The traditional opening bat is almost as rare these days as a smear-free election campaign. It is, after all, a classic exercise in investing in an innings. Our conventional opener will not be alarmed to face consecutive maidens, given that batting is only going to become easier once he adapts to the conditions of the wicket, the variations in the bowling attack, and gets his feet and body moving with fluent, if not Calypso, rhythm. Some ne’er-do-well pundits will say that in the modern game of scoring four runs an over or (better - read worse - when India and Sri Lanka engage in another run-bloated draw: 700 for 4 plays 650 for 6 — bowlers: thanks for coming) there is no place for indulgence in dot balls and ‘getting the eye in’ over the course of a session. Hello, Mr Sehwag.
But even these maverick commentators will concede that 80* from 150 balls is much better than a biff-laden bludgeoning of 30 from 20, before planting the feet in concrete for yet another cavalier uppercut over point, only to be caught at third man. By your leave, Mr Sehwag.
Here, though, is where the Kat gets the cream. He will play on and on, letting balls go, nurdling them onto the leg-side for ones and twos, and get to 20 from 80 deliveries. But then he opens up, and not in a power-play how-do-you-do manner, but he uses the time and energy he has hitherto invested into his innings, and starts to kick back, living the high life on the interest payments.
His pair of 80s in the first MCC Spirit of Cricket Test against Pakistan this last English summer, proved that, albeit in different ways. In both innings he top-scored — in the first at a reasonable clip (80 from 138), and in the second, when he was trying like Lot to escape but his partners kept on looking behind them, he scored 83 from 174.

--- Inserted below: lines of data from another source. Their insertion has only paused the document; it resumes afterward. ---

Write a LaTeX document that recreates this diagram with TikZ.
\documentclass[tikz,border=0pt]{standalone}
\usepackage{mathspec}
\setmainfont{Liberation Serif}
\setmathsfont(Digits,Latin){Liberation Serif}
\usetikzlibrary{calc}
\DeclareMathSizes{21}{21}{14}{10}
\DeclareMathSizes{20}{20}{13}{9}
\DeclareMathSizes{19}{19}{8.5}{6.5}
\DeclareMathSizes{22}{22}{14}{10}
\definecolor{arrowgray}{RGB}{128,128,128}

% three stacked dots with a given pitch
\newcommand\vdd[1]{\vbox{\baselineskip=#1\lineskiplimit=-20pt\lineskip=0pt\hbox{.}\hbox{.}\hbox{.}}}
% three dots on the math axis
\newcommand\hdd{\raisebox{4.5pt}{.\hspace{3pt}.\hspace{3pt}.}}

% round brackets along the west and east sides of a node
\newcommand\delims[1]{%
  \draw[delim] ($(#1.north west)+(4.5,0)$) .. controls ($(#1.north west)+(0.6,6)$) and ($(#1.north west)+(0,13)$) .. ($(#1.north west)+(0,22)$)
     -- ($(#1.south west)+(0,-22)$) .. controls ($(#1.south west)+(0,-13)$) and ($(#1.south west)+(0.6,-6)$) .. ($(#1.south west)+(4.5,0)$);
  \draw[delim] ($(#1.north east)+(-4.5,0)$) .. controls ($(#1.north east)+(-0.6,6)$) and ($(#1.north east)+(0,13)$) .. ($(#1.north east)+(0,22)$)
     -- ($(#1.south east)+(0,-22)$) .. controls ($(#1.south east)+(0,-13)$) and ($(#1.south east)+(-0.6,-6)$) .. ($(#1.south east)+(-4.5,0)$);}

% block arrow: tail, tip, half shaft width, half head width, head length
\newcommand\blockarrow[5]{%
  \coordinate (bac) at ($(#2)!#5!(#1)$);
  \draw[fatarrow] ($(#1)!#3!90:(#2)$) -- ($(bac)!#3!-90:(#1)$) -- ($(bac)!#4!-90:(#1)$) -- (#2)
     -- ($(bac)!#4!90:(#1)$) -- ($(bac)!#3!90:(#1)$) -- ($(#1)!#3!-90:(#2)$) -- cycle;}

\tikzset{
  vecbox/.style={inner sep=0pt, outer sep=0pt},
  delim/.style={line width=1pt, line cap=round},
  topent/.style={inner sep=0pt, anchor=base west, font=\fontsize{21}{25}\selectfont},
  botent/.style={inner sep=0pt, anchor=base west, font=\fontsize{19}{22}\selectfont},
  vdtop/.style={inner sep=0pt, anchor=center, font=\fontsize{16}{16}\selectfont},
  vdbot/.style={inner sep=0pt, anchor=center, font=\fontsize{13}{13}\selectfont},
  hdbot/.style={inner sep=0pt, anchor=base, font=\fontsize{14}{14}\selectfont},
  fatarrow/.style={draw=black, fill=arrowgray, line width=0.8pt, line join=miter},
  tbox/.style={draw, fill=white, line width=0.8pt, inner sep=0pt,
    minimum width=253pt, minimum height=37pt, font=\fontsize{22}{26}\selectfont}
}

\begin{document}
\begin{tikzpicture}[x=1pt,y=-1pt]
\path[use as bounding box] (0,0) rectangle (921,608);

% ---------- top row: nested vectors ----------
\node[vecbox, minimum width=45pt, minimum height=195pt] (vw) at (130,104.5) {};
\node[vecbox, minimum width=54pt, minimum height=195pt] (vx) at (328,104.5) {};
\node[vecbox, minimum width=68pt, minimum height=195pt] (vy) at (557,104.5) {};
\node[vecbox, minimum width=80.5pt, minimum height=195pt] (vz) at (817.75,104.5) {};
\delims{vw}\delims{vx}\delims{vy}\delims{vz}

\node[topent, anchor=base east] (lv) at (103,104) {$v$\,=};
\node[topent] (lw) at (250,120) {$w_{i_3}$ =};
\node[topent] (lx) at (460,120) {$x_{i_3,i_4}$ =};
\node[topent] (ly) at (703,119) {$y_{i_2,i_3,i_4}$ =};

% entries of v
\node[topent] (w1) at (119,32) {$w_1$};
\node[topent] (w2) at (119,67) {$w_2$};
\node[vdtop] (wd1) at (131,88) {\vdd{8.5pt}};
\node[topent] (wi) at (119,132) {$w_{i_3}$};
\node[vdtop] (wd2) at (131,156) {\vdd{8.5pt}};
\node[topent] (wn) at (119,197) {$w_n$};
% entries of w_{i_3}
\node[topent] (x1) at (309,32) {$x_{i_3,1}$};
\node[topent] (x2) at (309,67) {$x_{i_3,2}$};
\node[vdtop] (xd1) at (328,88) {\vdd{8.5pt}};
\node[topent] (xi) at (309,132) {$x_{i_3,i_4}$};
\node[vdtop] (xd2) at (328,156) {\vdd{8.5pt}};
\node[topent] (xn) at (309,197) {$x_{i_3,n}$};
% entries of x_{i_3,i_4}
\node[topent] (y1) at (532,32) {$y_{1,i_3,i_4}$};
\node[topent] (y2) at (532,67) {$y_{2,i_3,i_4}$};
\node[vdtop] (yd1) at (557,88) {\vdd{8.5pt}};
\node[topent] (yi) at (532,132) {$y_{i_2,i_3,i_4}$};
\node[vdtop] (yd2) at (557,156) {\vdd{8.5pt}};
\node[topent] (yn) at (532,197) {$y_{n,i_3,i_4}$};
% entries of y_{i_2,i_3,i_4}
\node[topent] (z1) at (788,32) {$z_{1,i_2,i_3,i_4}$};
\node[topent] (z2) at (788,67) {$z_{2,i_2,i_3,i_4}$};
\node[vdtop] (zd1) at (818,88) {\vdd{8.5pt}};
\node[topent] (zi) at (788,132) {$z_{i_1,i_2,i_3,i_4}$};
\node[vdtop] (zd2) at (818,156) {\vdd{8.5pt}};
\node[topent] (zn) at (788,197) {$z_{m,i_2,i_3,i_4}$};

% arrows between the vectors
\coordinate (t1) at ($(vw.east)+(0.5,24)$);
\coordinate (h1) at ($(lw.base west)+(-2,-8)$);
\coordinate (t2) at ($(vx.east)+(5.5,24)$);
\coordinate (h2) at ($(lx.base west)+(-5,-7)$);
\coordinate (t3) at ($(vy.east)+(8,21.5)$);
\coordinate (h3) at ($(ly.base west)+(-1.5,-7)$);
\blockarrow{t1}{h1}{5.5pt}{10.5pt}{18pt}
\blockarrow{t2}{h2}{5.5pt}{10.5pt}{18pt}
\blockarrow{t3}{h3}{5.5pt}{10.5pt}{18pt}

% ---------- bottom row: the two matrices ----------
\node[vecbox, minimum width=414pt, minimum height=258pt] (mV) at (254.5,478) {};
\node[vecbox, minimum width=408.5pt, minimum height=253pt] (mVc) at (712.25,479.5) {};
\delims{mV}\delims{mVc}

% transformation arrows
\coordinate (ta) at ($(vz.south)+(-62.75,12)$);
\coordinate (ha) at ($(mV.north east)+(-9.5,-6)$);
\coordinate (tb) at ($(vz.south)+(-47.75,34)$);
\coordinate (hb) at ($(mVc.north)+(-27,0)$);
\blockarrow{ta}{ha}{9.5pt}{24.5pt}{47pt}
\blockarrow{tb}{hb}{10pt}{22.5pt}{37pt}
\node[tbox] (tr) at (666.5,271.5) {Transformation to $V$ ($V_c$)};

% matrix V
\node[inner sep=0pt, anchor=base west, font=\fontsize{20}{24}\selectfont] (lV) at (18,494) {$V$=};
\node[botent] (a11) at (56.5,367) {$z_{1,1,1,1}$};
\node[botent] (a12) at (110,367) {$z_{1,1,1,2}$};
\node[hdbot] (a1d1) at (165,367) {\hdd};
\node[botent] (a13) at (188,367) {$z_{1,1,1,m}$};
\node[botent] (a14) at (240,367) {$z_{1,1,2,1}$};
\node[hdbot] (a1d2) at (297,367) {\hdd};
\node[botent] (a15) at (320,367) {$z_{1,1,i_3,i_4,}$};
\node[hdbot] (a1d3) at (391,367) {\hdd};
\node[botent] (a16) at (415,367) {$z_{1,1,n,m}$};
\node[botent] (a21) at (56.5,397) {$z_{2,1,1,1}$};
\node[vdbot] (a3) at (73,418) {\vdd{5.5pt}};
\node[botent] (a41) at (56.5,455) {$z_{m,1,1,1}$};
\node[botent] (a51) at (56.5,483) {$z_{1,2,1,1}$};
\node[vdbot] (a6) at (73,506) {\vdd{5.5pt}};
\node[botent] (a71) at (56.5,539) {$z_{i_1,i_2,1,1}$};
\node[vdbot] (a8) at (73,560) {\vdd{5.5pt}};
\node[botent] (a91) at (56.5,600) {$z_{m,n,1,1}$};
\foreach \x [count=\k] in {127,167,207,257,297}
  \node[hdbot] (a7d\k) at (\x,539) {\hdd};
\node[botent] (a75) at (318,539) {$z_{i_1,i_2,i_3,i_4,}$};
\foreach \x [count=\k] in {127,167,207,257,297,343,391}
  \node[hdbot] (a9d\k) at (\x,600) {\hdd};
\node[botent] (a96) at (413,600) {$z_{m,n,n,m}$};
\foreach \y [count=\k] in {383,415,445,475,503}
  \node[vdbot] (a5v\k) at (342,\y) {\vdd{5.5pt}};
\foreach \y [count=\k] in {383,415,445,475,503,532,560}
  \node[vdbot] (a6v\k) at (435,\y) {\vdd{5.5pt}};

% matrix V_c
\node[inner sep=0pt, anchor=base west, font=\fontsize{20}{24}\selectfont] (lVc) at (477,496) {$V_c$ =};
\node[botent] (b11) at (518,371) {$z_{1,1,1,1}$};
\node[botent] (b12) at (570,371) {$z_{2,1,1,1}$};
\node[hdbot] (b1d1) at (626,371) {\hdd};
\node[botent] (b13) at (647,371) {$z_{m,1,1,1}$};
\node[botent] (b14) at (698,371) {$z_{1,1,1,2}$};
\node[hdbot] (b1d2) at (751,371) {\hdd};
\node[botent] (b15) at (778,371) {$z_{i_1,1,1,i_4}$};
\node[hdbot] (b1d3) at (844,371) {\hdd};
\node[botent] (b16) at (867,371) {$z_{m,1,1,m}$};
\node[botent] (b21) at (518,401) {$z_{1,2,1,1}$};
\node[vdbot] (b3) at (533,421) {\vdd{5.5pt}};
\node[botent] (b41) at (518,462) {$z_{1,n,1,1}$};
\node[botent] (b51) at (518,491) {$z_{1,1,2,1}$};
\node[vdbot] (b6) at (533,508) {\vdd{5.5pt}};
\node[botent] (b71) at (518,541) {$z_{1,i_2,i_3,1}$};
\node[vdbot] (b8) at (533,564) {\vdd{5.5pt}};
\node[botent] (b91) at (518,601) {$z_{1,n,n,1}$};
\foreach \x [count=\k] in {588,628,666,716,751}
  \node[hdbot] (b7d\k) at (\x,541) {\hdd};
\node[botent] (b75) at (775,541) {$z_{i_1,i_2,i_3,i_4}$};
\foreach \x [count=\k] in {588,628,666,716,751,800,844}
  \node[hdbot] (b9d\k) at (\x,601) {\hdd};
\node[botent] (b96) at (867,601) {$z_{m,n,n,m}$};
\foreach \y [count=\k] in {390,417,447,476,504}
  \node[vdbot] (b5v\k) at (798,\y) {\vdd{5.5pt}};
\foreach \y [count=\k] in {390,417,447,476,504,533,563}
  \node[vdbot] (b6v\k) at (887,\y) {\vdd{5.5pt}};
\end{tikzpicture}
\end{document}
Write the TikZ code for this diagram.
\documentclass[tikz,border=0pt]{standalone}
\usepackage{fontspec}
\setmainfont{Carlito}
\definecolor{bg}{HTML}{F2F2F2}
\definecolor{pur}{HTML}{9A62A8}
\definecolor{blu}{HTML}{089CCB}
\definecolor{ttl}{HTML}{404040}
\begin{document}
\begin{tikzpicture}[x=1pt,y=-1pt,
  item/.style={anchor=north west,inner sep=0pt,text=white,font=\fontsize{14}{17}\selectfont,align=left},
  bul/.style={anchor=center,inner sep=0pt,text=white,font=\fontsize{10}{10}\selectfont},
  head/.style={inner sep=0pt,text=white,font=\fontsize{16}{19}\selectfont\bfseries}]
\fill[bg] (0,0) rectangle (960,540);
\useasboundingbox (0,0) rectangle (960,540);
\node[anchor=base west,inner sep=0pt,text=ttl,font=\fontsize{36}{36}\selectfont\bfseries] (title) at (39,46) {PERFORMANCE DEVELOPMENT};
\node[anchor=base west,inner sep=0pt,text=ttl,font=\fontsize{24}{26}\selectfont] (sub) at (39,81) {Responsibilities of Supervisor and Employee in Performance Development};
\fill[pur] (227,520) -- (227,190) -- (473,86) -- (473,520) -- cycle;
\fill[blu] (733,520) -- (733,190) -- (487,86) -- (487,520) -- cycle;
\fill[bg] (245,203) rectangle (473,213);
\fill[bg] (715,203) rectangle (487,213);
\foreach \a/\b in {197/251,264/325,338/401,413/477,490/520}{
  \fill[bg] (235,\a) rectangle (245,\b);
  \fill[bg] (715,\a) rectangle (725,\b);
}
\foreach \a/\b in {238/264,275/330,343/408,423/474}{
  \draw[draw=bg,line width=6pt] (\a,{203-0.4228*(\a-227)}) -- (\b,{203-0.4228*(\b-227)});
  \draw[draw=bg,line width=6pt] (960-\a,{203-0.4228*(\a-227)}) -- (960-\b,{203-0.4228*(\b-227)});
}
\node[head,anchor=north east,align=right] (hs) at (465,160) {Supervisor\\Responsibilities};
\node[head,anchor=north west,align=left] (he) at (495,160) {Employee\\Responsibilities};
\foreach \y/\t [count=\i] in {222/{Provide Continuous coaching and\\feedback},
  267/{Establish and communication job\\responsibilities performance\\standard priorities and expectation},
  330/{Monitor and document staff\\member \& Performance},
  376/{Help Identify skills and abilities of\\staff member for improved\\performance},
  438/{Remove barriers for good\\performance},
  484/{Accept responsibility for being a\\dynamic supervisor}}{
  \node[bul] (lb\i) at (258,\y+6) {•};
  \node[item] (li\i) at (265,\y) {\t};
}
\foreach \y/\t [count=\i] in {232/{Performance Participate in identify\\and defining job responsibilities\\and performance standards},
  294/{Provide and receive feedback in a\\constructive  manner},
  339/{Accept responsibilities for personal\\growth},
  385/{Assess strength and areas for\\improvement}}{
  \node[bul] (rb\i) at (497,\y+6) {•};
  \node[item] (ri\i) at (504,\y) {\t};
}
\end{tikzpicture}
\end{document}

The first innings would test the patience of these Johnny-come-latelies who are infatuated with Twenty20 tonking. Indeed, I was watching in the early hours of the Canadian morning, and saw his strike-rate tip lower and lower, almost falling through the ‘10’ mark could you imagine?! But then, once he was in, he pushed and cut (he doesn’t cut as well as B.C. Lara, but then, who does?) his way out of the doldrums. He never looked like getting out. I write that sheepishly, since, during the ball on which he was finally dismissed, it was plain to anyone with half an eye and a cork tooth that he looked like getting out. Anyway, he is not afraid to toe the traditional line of looking after your wicket, while the runs look after themselves.
Certainly he is not in the same sphere of influence as Matthew Hayden, who could take a game away from the opposition with a session of front-foot pulls and, almost Trudgian-esque, advancing down the wicket. But it is the patience of Katich and his ability to adapt to the situation (cf. the first and second innings mentioned above) which gives him the edge. Moreover, the manner in which he scores his runs is very traditional. With the exception of his despatching a few long hops and full tosses, his run-scoring strokes in front of the wicket are invariably produced from soft, seemingly too soft, pushes.
That the defensive stroke can be turned into a run-scoring stroke without any loss of the technical sheen (viz. wristy flicks across the line) is a salute to the openers of the past. There might even be a nurdle to the leg-side, but with Katich it will be played with even softer hands than it will with Collingwood, the nurdliest of all nurdlers. A small push, timed to perfection. And how does he guarantee the timing for such a stroke? By having watched ball and ball pass by, investing in his innings and knowing that, when he does play at the ball, there is a high chance that this will yield the mono-syllabic declaration of approval that Michael Holding gives on air, ‘Runs.’